The Fourth Crusade also raises uncomfortable questions about the nature of holy war and religious violence. When a movement claims divine sanction, how can it be prevented from serving secular or criminal ends? The crusaders saw themselves as soldiers of Christ, yet they committed acts that would today be considered war crimes. This paradox has made the Fourth Crusade a cautionary tale for modern discussions of religion and violence.
The Enduring Legacy in the Orthodox World
In the Eastern Orthodox tradition, the Fourth Crusade is remembered with bitterness. The sack of Constantinople is one of the great traumas of Byzantine history, often cited as a cause of the empire’s eventual fall. The damage to Christian unity remains unhealed, and the event is still used in polemics against the West. Ecumenical dialogues between Catholic and Orthodox churches have made progress, but the shadow of 1204 persists.

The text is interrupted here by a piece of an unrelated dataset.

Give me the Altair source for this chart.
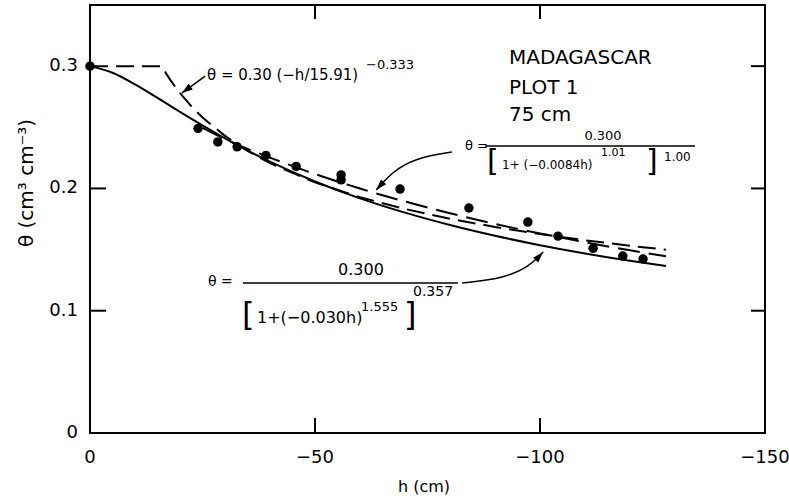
import altair as alt
import pandas as pd

# ---- measured points (h in cm, theta in cm3/cm3) ----
meas_h = [0, -24.0, -28.4, -32.7, -39.1, -45.8, -55.8, -55.8, -68.9, -84.2, -97.3, -104.0, -111.8, -118.4, -122.9]
meas_theta = [0.300, 0.249, 0.238, 0.234, 0.227, 0.218, 0.211, 0.207, 0.1995, 0.184, 0.1725, 0.161, 0.151, 0.1447, 0.1423]

# ---- solid curve (van Genuchten, n=1.555) ----
vg_h = [0, -5, -10, -15, -20, -25, -30, -40, -50, -60, -70, -80, -90, -100, -110, -120, -128]
vg_theta = [0.300, 0.2946, 0.2851, 0.2740, 0.2626, 0.2515, 0.2409, 0.2219, 0.2057, 0.1919, 0.1802,
            0.1701, 0.1613, 0.1536, 0.1468, 0.1408, 0.1365]

# ---- dashed curve (Brooks-Corey) ----
bc_h = [0, -15.91, -17, -18, -19, -20, -22.5, -25, -30, -35, -40, -50, -60, -70, -80, -90, -100, -110, -120, -128]
bc_theta = [0.300, 0.300, 0.2935, 0.2879, 0.2828, 0.278, 0.2673, 0.258, 0.243, 0.2307, 0.2207, 0.2049,
            0.1928, 0.1832, 0.1752, 0.1685, 0.1627, 0.1576, 0.1531, 0.1499]

# ---- dashed curve (n=1.01) ----
vg2_h = [-25, -30, -40, -50, -60, -70, -80, -90, -100, -110, -120, -128]
vg2_theta = [0.2495, 0.2403, 0.2252, 0.2118, 0.1999, 0.1893, 0.1797, 0.1710, 0.1632, 0.1560, 0.1494, 0.1445]

# ---- tick values and labels ----
x_ticks = [0, -50, -100, -150]
x_tick_labels = ["0", "\u221250", "\u2212100", "\u2212150"]
y_ticks = [0, 0.1, 0.2, 0.3]
y_tick_labels = ["0", "0.1", "0.2", "0.3"]
inner_x_ticks = [-50, -100]
inner_y_ticks_left = [0.1, 0.2]
inner_y_ticks_right = [0.1, 0.2, 0.3]
x_title = "h (cm)"
y_title = "\u03b8 (cm\u00b3 cm\u207b\u00b3)"

# ---- annotation arrows (data coordinates) ----
arrow_id = [1, 1, 2, 2, 2, 2, 3, 3, 3, 3]
arrow_order = [0, 1, 0, 1, 2, 3, 0, 1, 2, 3]
arrow_h = [-25.6, -20.4, -80.4, -72.2, -67.1, -63.6, -82.7, -92.2, -97.8, -100.7]
arrow_t = [0.2919, 0.278, 0.2297, 0.2248, 0.2134, 0.1987, 0.1226, 0.1267, 0.1365, 0.148]
head_h = [-20.4, -63.6, -100.7]
head_t = [0.278, 0.1987, 0.148]
head_angle = [234, 222, 43]

W, H = 675, 428
FONT = "DejaVu Sans"

xscale = alt.Scale(domain=[0, -150], nice=False)
yscale = alt.Scale(domain=[0, 0.35], nice=False)


def X(field):
    return alt.X(field, type="quantitative", scale=xscale, axis=None)


def Y(field):
    return alt.Y(field, type="quantitative", scale=yscale, axis=None)


vg_df = pd.DataFrame({"h": vg_h, "t": vg_theta, "i": range(len(vg_h))})
bc_df = pd.DataFrame({"h": bc_h, "t": bc_theta, "i": range(len(bc_h))})
vg2_df = pd.DataFrame({"h": vg2_h, "t": vg2_theta, "i": range(len(vg2_h))})
pts_df = pd.DataFrame({"h": meas_h, "t": meas_theta})

solid = alt.Chart(vg_df).mark_line(color="black", strokeWidth=2, interpolate="monotone").encode(
    x=X("h"), y=Y("t"), order="i:Q")
dash_bc = alt.Chart(bc_df).mark_line(color="black", strokeWidth=2, strokeDash=[18, 8]).encode(
    x=X("h"), y=Y("t"), order="i:Q")
dash_vg2 = alt.Chart(vg2_df).mark_line(color="black", strokeWidth=2, strokeDash=[22, 9],
                                       interpolate="monotone").encode(
    x=X("h"), y=Y("t"), order="i:Q")
points = alt.Chart(pts_df).mark_circle(color="black", size=90, opacity=1).encode(x=X("h"), y=Y("t"))

# inward ticks
bt = alt.Chart(pd.DataFrame({"h": inner_x_ticks})).mark_rule(color="black", strokeWidth=2).encode(
    x=X("h"), y=alt.value(H), y2=alt.value(H - 15))
tt = alt.Chart(pd.DataFrame({"h": inner_x_ticks})).mark_rule(color="black", strokeWidth=2).encode(
    x=X("h"), y=alt.value(0), y2=alt.value(14))
lt = alt.Chart(pd.DataFrame({"t": inner_y_ticks_left})).mark_rule(color="black", strokeWidth=2).encode(
    y=Y("t"), x=alt.value(0), x2=alt.value(16))
rt = alt.Chart(pd.DataFrame({"t": inner_y_ticks_right})).mark_rule(color="black", strokeWidth=2).encode(
    y=Y("t"), x=alt.value(W), x2=alt.value(W - 14))

# tick labels (positioned through the scales)
xl = alt.Chart(pd.DataFrame({"h": x_ticks, "s": x_tick_labels})).mark_text(
    fontSize=18, font=FONT, align="center", baseline="middle", color="black").encode(
    x=X("h"), y=alt.value(H + 25), text="s:N")
yl = alt.Chart(pd.DataFrame({"t": y_ticks, "s": y_tick_labels})).mark_text(
    fontSize=18, font=FONT, align="right", baseline="middle", color="black").encode(
    y=Y("t"), x=alt.value(-12), text="s:N")
xt = alt.Chart(pd.DataFrame({"s": [x_title]})).mark_text(
    x=334, y=H + 54, fontSize=16, font=FONT, align="center", baseline="middle", color="black").encode(
    text="s:N")
yt = alt.Chart(pd.DataFrame({"s": [y_title]})).mark_text(
    x=-63, y=178, angle=270, fontSize=20, font=FONT, align="center", baseline="middle",
    color="black").encode(text="s:N")

# arrows
arr_df = pd.DataFrame({"id": arrow_id, "o": arrow_order, "h": arrow_h, "t": arrow_t})
arrows = alt.Chart(arr_df).mark_line(color="black", strokeWidth=1.5, interpolate="basis").encode(
    x=X("h"), y=Y("t"), detail="id:N", order="o:Q")
heads_df = pd.DataFrame({"h": head_h, "t": head_t, "a": head_angle})
heads = alt.Chart(heads_df).mark_point(shape="M0,0L-0.7,2.2L0.7,2.2Z", filled=True, color="black",
                                       size=100, opacity=1).encode(
    x=X("h"), y=Y("t"), angle=alt.Angle("a:Q", scale=None))


def txt(s, x, y, size=13, align="left", weight="normal"):
    return alt.Chart(pd.DataFrame({"s": [s]})).mark_text(
        x=x, y=y, fontSize=size, align=align, baseline="middle", font=FONT,
        fontWeight=weight, color="black").encode(text="s:N")


def hline(x1, x2, y):
    return alt.Chart(pd.DataFrame({"a": [0]})).mark_rule(color="black", strokeWidth=1.5).encode(
        x=alt.value(x1), x2=alt.value(x2), y=alt.value(y))


texts = [
    # Brooks-Corey label
    txt("\u03b8 = 0.30 (\u2212h/15.91)", 117, 70, 15),
    txt("\u22120.333", 276, 60, 13),
    # site label
    txt("MADAGASCAR", 419, 53, 20),
    txt("PLOT 1", 419, 83, 20),
    txt("75 cm", 419, 110, 20),
    # upper right formula
    txt("\u03b8 =", 375, 141, 13),
    txt("0.300", 513, 131, 13, "center"),
    txt("[", 397, 157, 30),
    txt("1+ (\u22120.0084h)", 412, 160, 12),
    txt("1.01", 511, 148, 11),
    txt("]", 556, 157, 30),
    txt("1.00", 574, 152, 12),
    # lower formula
    txt("\u03b8 =", 118, 277, 14),
    txt("0.300", 271, 265, 16, "center"),
    txt("[", 152, 310, 32),
    txt("1+(\u22120.030h)", 167, 313, 16),
    txt("1.555", 271, 302, 13),
    txt("]", 314, 310, 32),
    txt("0.357", 323, 287, 14),
]
rules = [hline(395, 605, 141), hline(153, 368, 278)]

chart = alt.layer(solid, dash_bc, dash_vg2, points, bt, tt, lt, rt, xl, yl, xt, yt,
                  arrows, heads, *rules, *texts).properties(
    width=W, height=H,
    padding={"left": 90, "top": 5, "right": 24, "bottom": 68},
    autosize=alt.AutoSizeParams(type="none"),
    background="white",
).configure_view(stroke="black", strokeWidth=2)

chart.save("out.html", embed_options={"renderer": "svg", "actions": False})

Conclusion: A Transformed Movement
The Fourth Crusade irrevocably changed the identity of the crusading movements. It was not the last crusade, but it was the one that broke the spell. What had begun as a religiously inspired enterprise, flawed by human weakness but genuinely aimed at the defense of Christendom, became an instrument of power politics, greed, and violence against fellow Christians. The sack of Constantinople exposed the lie at the heart of the crusading ideal: that it was a pure and holy war. After 1204, crusaders could no longer claim the moral high ground without facing devastating criticism. The movement survived in name and form, but its spirit was irreparably damaged. The legacy of the Fourth Crusade is a warning about what happens when faith is bent to serve ambition, and when the pursuit of sacred goals is corrupted by worldly means. It is a story that continues to resonate in debates about just war, religious violence, and the fragile bonds of Christian unity.